El
paso del tiempo y el paulatino desdén por las fuentes literarias originales
probablemente hayan desvirtuado la novela que escribiera Louisa May Alcott en
1868. El edulcorante de las adaptaciones cinematográficas algo ha influido en
ese desenfoque pero también otros factores asociados a las connotaciones
afectivas y psicológicas. Para varias generaciones, Mujercitas ha constituido el albor de las primeras lecturas,
aquellas a las que, por lo mismo, se las va ungiendo de una pátina sentimental con
la que la memoria barniza, dulcificándolos, los recuerdos. Algunos de esos
lectores precoces, además, tomaron la novela como acicate inspirador para su
vocación como escritores, especialmente las mujeres, que vieron en la tenacidad
de Jo, el modelo que debía romper con todos los prejuicios limitadores
establecidos no solo sobre su sexo sino sobre las legítimas ambiciones de las
clases más desfavorecidas. Todo ello, claro, imprime un sello idealizador que
en no pocas ocasiones adultera el texto primitivo. Hasta el mismo título, Mujercitas, con su diminutivo cariñoso
–así llamaba el padre de las cuatro hermanas a sus hijas– parece querer
contribuir a la infantilización de la novela.
Por
eso resulta tan reconfortante la última revisión que sobre el clásico de la
autora estadounidense ha realizado Greta Gerwig para las salas de cine.
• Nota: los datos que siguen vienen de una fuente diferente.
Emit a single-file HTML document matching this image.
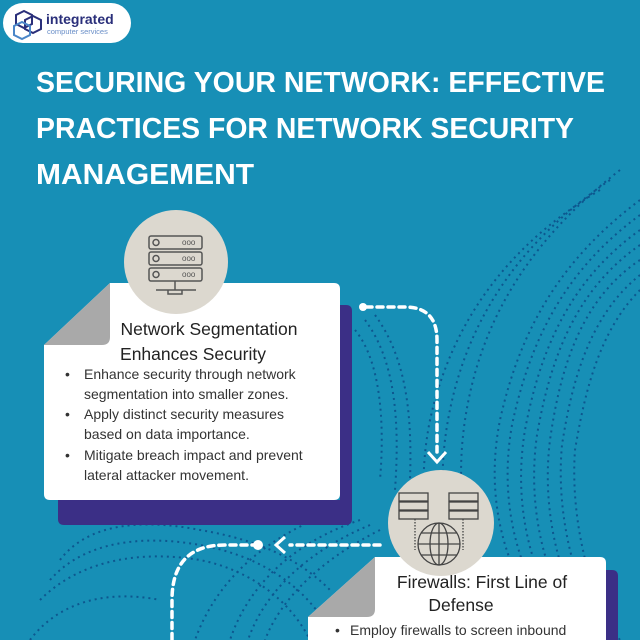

Gerwig,
que ya había sorprendido en su debut como directora con Lady Bird (2017), carga las tintas más sobre los temas que jalonan
el libro que en los acontecimientos narrativos más o menos conocidos por todos
los que se han familiarizado alguna vez con la novela de Alcott. Así, la cinta
nos conduce por los aspectos menos amables del drama de las cuatro hermanas sin
renunciar por ello a los motivos más reconocibles por el imaginario colectivo,
como la inocencia vinculada a la infancia o la compasión que ejercen sus
protagonistas. El resultado es un montaje indentificable pero firme en la denuncia
de sus mensajes más o menos olvidados por los filtros nostálgicos sin perder
nunca su remozado clasicismo. Si acaso, en algunas de las secuencias en las que
de forma especular se ensartan los flashbacks
con el presente, Gerwig ha podido caer en puntuales errores de verosimilitud
que, por otro lado, no son lo suficientemente graves como para menoscabar su
apuesta estructural.
Especialmente
relevante, como no podía ser de otra manera, es el personaje de Jo, la
«mujercita» escritora. Su vehemencia en su vocación va más allá de la mera
pasión. El dinero que gana con los relatos que publica en los periódicos le
permite sustentar a su familia pero además percibe en la literatura propiedades
taumatúrgicas que atribuye a la primera curación de Beth. Cuando esta recae y
muere, Jo pierde la fe en la literatura, que no soluciona los problemas
radicales de la vida, y su derrota está a punto de convertirla en otra mujer
adocenada que pulirá el resto de sus virtudes femeninas para el ornato social,
como han hecho, claudicando de sus sueños, sus otras hermanas. Sin embargo,
pronto conoce su equivocación y Beth resucitará entre las páginas de su nuevo
proyecto literario (bellísimo, por cierto, el juego metaliterario del que hace
gala la película). Finalmente, literatura y vida se imbricarán para que ninguna
tenga que renunciar necesariamente a la otra.
El
final de la película es para enmarcar. Toda la sucesión de secuencias en las
que la novela, ya en la imprenta, va a adquiriendo su fisonomía de libro mientras la autora asiste al proceso del
milagro, y la imagen en que, una vez el libro en el regazo de Jo, éste se funde
con la estampa del recuerdo de sus hermanas que ya se han hecho inmortales
entre esas páginas que ella sujeta junto a su corazón, es de una belleza que
alcanza grandes cotas de emoción. Es así como Jo hubo salvado de nuevo a Beth y
al resto de sus hermanas. Y a sí misma.